- [The request] In the entries that follow, the first line to write out is the one containing "Output the LaTeX", and the last is the one containing "at (384,53) (titre)". Reproduce that stretch exactly, with nothing before or after it.

- [Available data]
----------------
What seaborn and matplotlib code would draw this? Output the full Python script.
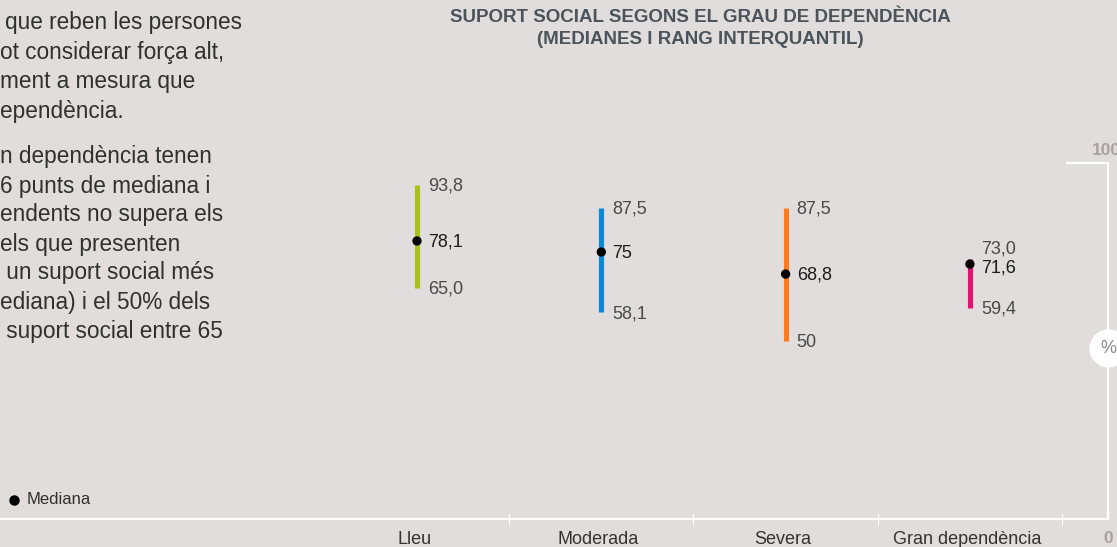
----------------
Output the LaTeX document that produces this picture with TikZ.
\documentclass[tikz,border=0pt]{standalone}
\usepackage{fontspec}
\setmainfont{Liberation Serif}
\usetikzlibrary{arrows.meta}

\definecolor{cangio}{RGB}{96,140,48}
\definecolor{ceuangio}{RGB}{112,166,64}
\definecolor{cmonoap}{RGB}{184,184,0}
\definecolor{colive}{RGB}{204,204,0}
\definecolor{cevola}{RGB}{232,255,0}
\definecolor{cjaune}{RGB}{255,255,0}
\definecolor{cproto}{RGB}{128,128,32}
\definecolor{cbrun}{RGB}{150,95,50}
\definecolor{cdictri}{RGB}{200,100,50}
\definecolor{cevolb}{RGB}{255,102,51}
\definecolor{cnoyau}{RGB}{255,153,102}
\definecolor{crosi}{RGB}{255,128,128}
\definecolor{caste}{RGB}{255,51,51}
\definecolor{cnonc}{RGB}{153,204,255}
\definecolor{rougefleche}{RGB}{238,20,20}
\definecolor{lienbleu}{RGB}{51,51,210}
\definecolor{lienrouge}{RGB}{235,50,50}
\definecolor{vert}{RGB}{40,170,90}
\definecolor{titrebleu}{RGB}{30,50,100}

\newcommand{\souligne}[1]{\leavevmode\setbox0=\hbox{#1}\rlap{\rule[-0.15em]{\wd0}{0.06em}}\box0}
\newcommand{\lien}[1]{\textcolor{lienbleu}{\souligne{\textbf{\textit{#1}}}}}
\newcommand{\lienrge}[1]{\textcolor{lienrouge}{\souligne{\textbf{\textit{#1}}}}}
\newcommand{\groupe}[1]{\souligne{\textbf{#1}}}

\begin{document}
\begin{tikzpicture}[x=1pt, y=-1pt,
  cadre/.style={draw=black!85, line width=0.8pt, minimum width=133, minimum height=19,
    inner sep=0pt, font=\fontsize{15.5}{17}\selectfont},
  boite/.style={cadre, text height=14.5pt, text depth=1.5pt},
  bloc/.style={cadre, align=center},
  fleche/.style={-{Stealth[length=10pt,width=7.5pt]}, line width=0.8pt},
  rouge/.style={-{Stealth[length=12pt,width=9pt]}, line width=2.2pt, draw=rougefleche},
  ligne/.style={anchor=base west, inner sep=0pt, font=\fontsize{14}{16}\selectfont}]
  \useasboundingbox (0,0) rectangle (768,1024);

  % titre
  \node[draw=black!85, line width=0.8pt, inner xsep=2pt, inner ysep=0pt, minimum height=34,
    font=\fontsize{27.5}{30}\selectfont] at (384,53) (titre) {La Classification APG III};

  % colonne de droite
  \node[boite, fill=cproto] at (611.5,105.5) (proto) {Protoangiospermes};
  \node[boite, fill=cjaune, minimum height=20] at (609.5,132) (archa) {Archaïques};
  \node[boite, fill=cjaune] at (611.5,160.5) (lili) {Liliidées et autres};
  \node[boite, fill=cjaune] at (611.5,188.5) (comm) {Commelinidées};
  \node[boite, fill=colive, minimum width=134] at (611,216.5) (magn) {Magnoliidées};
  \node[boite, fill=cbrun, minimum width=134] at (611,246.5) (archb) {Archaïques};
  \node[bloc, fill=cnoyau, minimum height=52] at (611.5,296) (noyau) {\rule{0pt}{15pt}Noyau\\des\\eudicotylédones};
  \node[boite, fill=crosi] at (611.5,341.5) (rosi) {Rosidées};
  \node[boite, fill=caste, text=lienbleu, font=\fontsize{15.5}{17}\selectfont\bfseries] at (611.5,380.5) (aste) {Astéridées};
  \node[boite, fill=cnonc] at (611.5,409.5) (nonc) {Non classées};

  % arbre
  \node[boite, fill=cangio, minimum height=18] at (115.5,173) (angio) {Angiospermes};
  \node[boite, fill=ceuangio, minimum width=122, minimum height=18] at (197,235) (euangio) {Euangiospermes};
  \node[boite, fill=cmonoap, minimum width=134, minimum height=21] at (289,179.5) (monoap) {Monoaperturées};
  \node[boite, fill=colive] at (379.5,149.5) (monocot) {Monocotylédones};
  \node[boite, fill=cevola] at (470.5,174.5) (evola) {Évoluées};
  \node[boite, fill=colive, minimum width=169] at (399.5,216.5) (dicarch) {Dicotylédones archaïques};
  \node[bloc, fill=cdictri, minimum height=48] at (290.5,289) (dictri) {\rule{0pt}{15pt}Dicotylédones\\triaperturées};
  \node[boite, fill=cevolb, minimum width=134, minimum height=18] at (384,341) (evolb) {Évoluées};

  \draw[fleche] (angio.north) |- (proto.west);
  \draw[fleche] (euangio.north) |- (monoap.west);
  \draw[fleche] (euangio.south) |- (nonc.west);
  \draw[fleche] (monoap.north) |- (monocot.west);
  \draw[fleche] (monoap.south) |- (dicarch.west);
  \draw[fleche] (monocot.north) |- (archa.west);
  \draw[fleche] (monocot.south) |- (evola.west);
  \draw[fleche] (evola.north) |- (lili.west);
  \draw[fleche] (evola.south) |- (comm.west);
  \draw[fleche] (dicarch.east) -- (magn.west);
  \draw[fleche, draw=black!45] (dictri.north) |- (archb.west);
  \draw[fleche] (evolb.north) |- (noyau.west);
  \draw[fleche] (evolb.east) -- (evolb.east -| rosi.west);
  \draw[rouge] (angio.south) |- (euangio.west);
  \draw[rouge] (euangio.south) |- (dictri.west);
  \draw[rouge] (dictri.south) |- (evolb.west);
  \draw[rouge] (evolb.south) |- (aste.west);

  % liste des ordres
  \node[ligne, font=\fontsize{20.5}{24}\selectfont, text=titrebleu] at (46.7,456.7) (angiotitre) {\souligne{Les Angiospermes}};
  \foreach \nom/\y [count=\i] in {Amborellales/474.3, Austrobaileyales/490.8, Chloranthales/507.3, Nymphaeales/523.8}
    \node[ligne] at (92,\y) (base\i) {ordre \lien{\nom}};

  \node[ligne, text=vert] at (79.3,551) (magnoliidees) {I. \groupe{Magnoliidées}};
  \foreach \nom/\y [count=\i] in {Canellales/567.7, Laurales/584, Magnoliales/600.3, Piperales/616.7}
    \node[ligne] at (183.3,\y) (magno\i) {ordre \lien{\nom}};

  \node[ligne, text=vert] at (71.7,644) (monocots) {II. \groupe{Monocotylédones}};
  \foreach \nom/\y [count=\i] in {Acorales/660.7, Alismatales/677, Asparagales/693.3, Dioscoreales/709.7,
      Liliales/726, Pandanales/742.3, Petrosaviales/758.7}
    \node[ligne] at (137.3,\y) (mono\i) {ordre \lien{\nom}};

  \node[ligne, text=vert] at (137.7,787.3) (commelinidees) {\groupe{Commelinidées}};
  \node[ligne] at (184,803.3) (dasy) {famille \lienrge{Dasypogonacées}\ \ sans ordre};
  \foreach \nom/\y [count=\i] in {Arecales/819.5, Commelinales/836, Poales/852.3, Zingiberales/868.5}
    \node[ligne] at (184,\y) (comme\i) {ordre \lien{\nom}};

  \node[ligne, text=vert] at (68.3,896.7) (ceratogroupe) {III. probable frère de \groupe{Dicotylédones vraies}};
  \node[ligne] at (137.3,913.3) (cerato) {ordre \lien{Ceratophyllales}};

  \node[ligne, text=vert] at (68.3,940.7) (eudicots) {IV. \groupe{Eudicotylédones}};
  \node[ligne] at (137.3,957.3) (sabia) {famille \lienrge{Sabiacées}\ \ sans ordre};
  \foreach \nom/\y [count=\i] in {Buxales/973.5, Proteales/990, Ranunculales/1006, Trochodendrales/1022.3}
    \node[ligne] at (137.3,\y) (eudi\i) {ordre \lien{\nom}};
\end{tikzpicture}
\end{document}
----------------
- [Task solution]
Output the LaTeX document that produces this picture with TikZ.
\documentclass[tikz,border=0pt]{standalone}
\usepackage{fontspec}
\setmainfont{Liberation Serif}
\usetikzlibrary{arrows.meta}

\definecolor{cangio}{RGB}{96,140,48}
\definecolor{ceuangio}{RGB}{112,166,64}
\definecolor{cmonoap}{RGB}{184,184,0}
\definecolor{colive}{RGB}{204,204,0}
\definecolor{cevola}{RGB}{232,255,0}
\definecolor{cjaune}{RGB}{255,255,0}
\definecolor{cproto}{RGB}{128,128,32}
\definecolor{cbrun}{RGB}{150,95,50}
\definecolor{cdictri}{RGB}{200,100,50}
\definecolor{cevolb}{RGB}{255,102,51}
\definecolor{cnoyau}{RGB}{255,153,102}
\definecolor{crosi}{RGB}{255,128,128}
\definecolor{caste}{RGB}{255,51,51}
\definecolor{cnonc}{RGB}{153,204,255}
\definecolor{rougefleche}{RGB}{238,20,20}
\definecolor{lienbleu}{RGB}{51,51,210}
\definecolor{lienrouge}{RGB}{235,50,50}
\definecolor{vert}{RGB}{40,170,90}
\definecolor{titrebleu}{RGB}{30,50,100}

\newcommand{\souligne}[1]{\leavevmode\setbox0=\hbox{#1}\rlap{\rule[-0.15em]{\wd0}{0.06em}}\box0}
\newcommand{\lien}[1]{\textcolor{lienbleu}{\souligne{\textbf{\textit{#1}}}}}
\newcommand{\lienrge}[1]{\textcolor{lienrouge}{\souligne{\textbf{\textit{#1}}}}}
\newcommand{\groupe}[1]{\souligne{\textbf{#1}}}

\begin{document}
\begin{tikzpicture}[x=1pt, y=-1pt,
  cadre/.style={draw=black!85, line width=0.8pt, minimum width=133, minimum height=19,
    inner sep=0pt, font=\fontsize{15.5}{17}\selectfont},
  boite/.style={cadre, text height=14.5pt, text depth=1.5pt},
  bloc/.style={cadre, align=center},
  fleche/.style={-{Stealth[length=10pt,width=7.5pt]}, line width=0.8pt},
  rouge/.style={-{Stealth[length=12pt,width=9pt]}, line width=2.2pt, draw=rougefleche},
  ligne/.style={anchor=base west, inner sep=0pt, font=\fontsize{14}{16}\selectfont}]
  \useasboundingbox (0,0) rectangle (768,1024);

  % titre
  \node[draw=black!85, line width=0.8pt, inner xsep=2pt, inner ysep=0pt, minimum height=34,
    font=\fontsize{27.5}{30}\selectfont] at (384,53) (titre) {La Classification APG III};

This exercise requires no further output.